Your fear of death is the consequence of your “self”-imagery, your “self”-reflection, mentalizing, dissociation, “self”-contraction, identity with “point of view”--the locatedness that is based on “self”-reflection and that you and all humankind suffer.

 


 
Non-humans suffer dissociation similarly to one degree or another—they suffer more the more they associate with human beings. Nevertheless, generally speaking they are much less bound by limitation than human beings are. What kind of ego-bondage do you observe in mosquitoes or micro-organisms? They exist in an eco-sphere, not in an ego-sphere.

Human beings, on the other hand, live in an ego-sphere, and human suffering largely springs from that sphere, projected on a situation that humankind does not understand—because human beings are only living in a projection and being anxious about its survival.

Traditionally, human beings looked to the non-humans as a source of wisdom, a connection to a larger sphere of existence. Such sensitivity is an intuitive recognition of the different state of the non-humans. Thus, human beings have sacrificed animals in order to connect with the Divine. Eventually, rather than the connection with the Divine, the sacrifice of non-humans itself became paramount, and the result—as in the present day—is a global society of human beings who are eating animals obsessively. Now, there is only the killing and the eating of the animal and the global propaganda that one must eat animals to acquire protein in order to survive—an absurd notion with which human beings are associated by common agreement, through their perpetual propaganda.

It is true that the non-humans do not show the bondage to “point of view” and “self”-projection that human beings do. Nevertheless, human beings debate the question “Are animals conscious?” What is the real question? Obviously animals are conscious. Clearly, they are aware in exactly the same fundamental way as you are, apart from all your thinking and “self”-projection. What are people suggesting when they wonder whether or not animals have consciousness? They are asking “Do animals have ‘self’-consciousness? Are they aware of themselves as an independent individual?” As if “self”-awareness is the primary, if not only, proof that one is aware, that one exists.
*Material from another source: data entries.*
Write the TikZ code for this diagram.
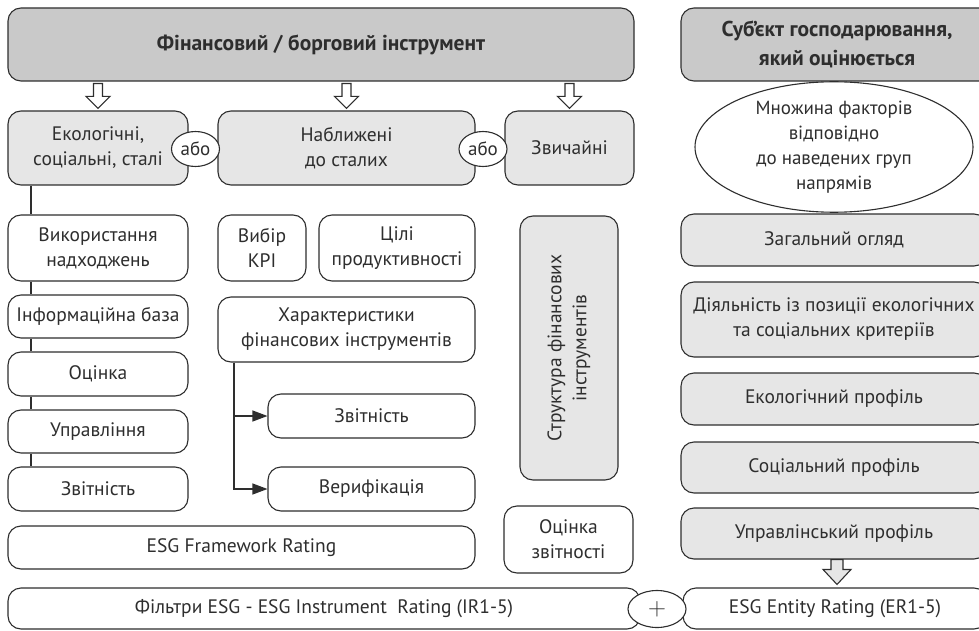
\documentclass[tikz,border=0pt]{standalone}
\usepackage{fontspec}
\setmainfont{PT Sans}
\usetikzlibrary{arrows.meta,calc,shapes.geometric}
\definecolor{dk}{HTML}{C9C9C9}
\definecolor{lt}{HTML}{E6E6E6}
\definecolor{ln}{HTML}{2E2E2E}
\newcommand\hollowarrow[6]{% #1 fill, #2 top, #3 tip, #4 half shaft, #5 half head, #6 head length
  \draw[hollow, fill=#1] let \p1=#2, \p2=#3 in
    (\x2-#4,\y1) -- (\x2+#4,\y1) -- (\x2+#4,\y2+#6) -- (\x2+#5,\y2+#6) -- (\x2,\y2)
    -- (\x2-#5,\y2+#6) -- (\x2-#4,\y2+#6) -- cycle;}
\begin{document}
\begin{tikzpicture}[x=1pt,y=-1pt,
  base/.style={draw=ln, line width=1.1pt, rounded corners=13pt, align=center,
    inner sep=0pt, text=ln, font=\fontsize{19.5}{25}\selectfont},
  wbox/.style={base, fill=white},
  lbox/.style={base, fill=lt},
  dbox/.style={base, fill=dk, font=\bfseries\fontsize{21.5}{29}\selectfont},
  orell/.style={ellipse, draw=ln, line width=1.1pt, fill=white, inner sep=0pt,
    text=ln, font=\fontsize{19}{25}\selectfont, align=center},
  link/.style={draw=ln, line width=1.1pt},
  hollow/.style={draw=ln, line width=1.1pt, line join=miter},
  tip/.style={-{Triangle[length=15pt,width=11pt]}},
]
\useasboundingbox (0,0) rectangle (979,631);

% top row
\node[dbox, minimum width=626, minimum height=73] (fin) at (321,44.5) {Фінансовий / борговий інструмент};
\node[dbox, minimum width=312, minimum height=73] (subj) at (837,44.5) {Суб’єкт господарювання,\\який оцінюється};

% second row
\node[lbox, minimum width=180, minimum height=74] (eco) at (98,148) {Екологічні,\\соціальні, сталі};
\node[lbox, minimum width=257, minimum height=74] (near) at (346.5,148) {Наближені\\до сталих};
\node[lbox, minimum width=129, minimum height=74] (usual) at (569.5,148) {Звичайні};
\node[orell, minimum width=48, minimum height=35] (or1) at (195.5,149) {або};
\node[orell, minimum width=48, minimum height=35] (or2) at (483,149) {або};
\node[orell, minimum width=278, minimum height=114] (factors) at (834,147) {Множина факторів\\відповідно\\до наведених груп\\напрямів};

\hollowarrow{white}{($(fin.south -| eco.north)+(0,2)$)}{($(eco.north)+(0,-2)$)}{4.5pt}{12pt}{12pt}
\hollowarrow{white}{($(fin.south -| near.north)+(0,2)$)}{($(near.north)+(0,-2)$)}{4.5pt}{12pt}{12pt}
\hollowarrow{white}{($(fin.south -| usual.north)+(0,2)$)}{($(usual.north)+(0,-2)$)}{4.5pt}{12pt}{12pt}

% left column
\node[wbox, minimum width=180, minimum height=66] (use) at (98,248) {Використання\\надходжень};
\node[wbox, minimum width=180, minimum height=43] (info) at (98,316.5) {Інформаційна база};
\node[wbox, minimum width=180, minimum height=44] (eval) at (98,374) {Оцінка};
\node[wbox, minimum width=180, minimum height=43] (mgmt) at (98,431.5) {Управління};
\node[wbox, minimum width=180, minimum height=44] (rep1) at (98,489) {Звітність};
\coordinate (lx) at (31,0);
\draw[link] (eco.south -| lx) -- (use.north -| lx);
\draw[link] (use.south -| lx) -- (info.north -| lx);
\draw[link] (info.south -| lx) -- (eval.north -| lx);
\draw[link] (eval.south -| lx) -- (mgmt.north -| lx);
\draw[link] (mgmt.south -| lx) -- (rep1.north -| lx);

% middle column
\node[wbox, minimum width=88, minimum height=66] (kpi) at (262,248) {Вибір\\KPI};
\node[wbox, minimum width=156, minimum height=66] (goals) at (397,248) {Цілі\\продуктивності};
\node[wbox, minimum width=257, minimum height=65] (chars) at (346.5,329.5) {Характеристики\\фінансових інструментів};
\node[wbox, minimum width=207, minimum height=44] (rep2) at (371.5,416) {Звітність};
\node[wbox, minimum width=207, minimum height=44] (ver) at (371.5,489) {Верифікація};
\coordinate (mx) at (234,0);
\draw[link, tip] (chars.south -| mx) |- (rep2.west);
\draw[link, tip] (chars.south -| mx) |- (ver.west);

\node[lbox, rotate=90, minimum width=264, minimum height=98] (struct) at (569,348) {Структура фінансових\\інструментів};
\node[wbox, minimum width=129, minimum height=67] (repev) at (568.5,539.5) {Оцінка\\звітності};

% bottom
\node[wbox, minimum width=467, minimum height=43] (esgfw) at (241.5,547.5) {ESG Framework Rating};
\node[wbox, minimum width=632, minimum height=41] (filt) at (324,608.5) {Фільтри ESG - ESG Instrument\ \ Rating (IR1-5)};
\node[wbox, minimum width=304, minimum height=41] (ent) at (835,608.5) {ESG Entity Rating (ER1-5)};
\node[orell, minimum width=58, minimum height=37, font=\fontsize{26}{26}\selectfont] (plus) at (657,609) {$+$};

% right column
\node[lbox, minimum width=306, minimum height=52] (overview) at (834,240) {Загальний огляд};
\node[lbox, minimum width=306, minimum height=75] (activity) at (834,319.5) {Діяльність із позиції екологічних\\та соціальних критеріїв};
\node[lbox, minimum width=306, minimum height=52] (ecoprof) at (834,399) {Екологічний профіль};
\node[lbox, minimum width=306, minimum height=51] (socprof) at (834,467.5) {Соціальний профіль};
\node[lbox, minimum width=306, minimum height=51] (govprof) at (834,533.5) {Управлінський профіль};

\hollowarrow{lt}{($(govprof.south)+(3,0)$)}{($(ent.north)+(2,-3)$)}{6pt}{14pt}{15pt}
\end{tikzpicture}
\end{document}
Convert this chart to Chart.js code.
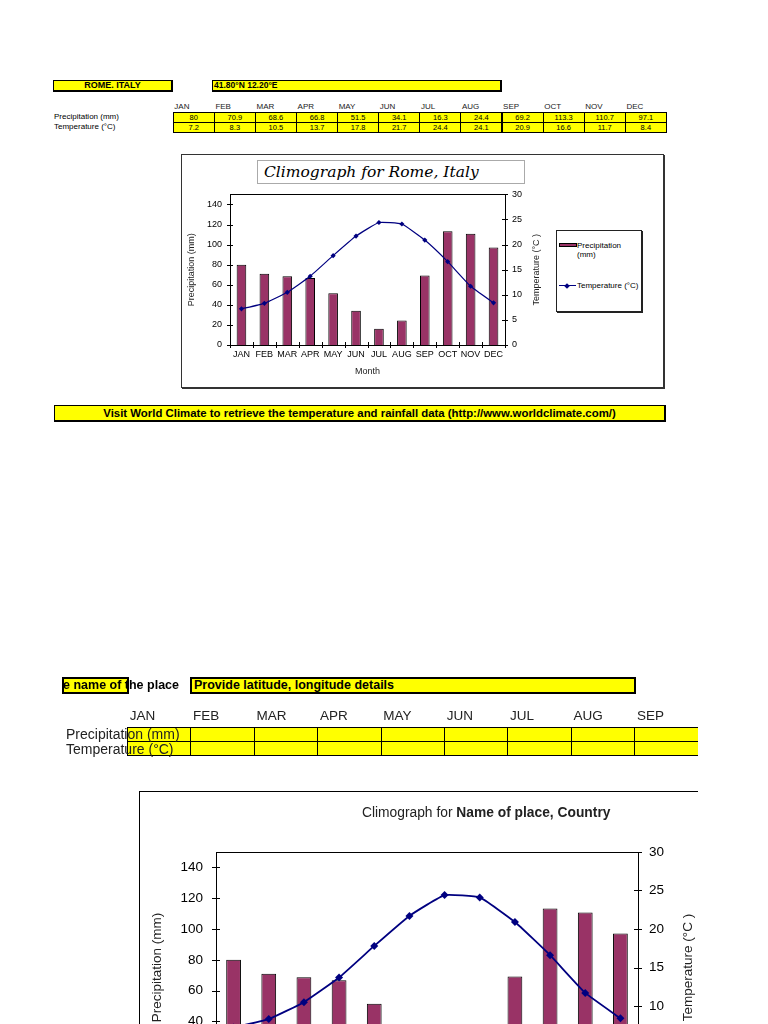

That focus on “self”-consciousness is human propaganda--the measure human beings are making of other entities. If human beings decide that an entity is not “self”-conscious, human beings think that this somehow gives them the right to control, exploit, and murder the beings that are deemed non-“self”-conscious. Therefore, human beings have established a vast, terrible, cruel industry of killing non-humans all over the world. The justification for this is a false view of non-humans. The right, traditional view is based on sensitivity to the non-humans, feeling their state, and feeling how human beings can benefit from being and doing likewise. Where animals were killed, traditionally, it was done in a ritual manner--not obsessively, all day and night. Traditional animal sacrifice was occasional and always performed in a sacred manner.

Truly, the killing of animals need not be done at all. For human beings, just being around non-humans, observing them, is a lesson. What is the difference between animals and humans? Fundamentally, the non-humans are not existing in an ego-sphere. They exist in an eco-sphere--a space-time domain without ego-consciousness.

The ego-consciousness of human beings is a mental fabrication, an invention of human beings for their own reasons. In the present-time there exist six and a half billion people who are adapted to the falseness and insanity of ego-culture and all the exaggerations that result, including the abuse of non-humans.

 

 
Thus, for instance, people in this Hermitage are amused by the dogs that live here. All day long, people here find the dogs interesting to observe and interact with. Yet there is something to truly understand about the presence of the dogs. They are not in the same state as you. Be like that state—and let them be like that state, too.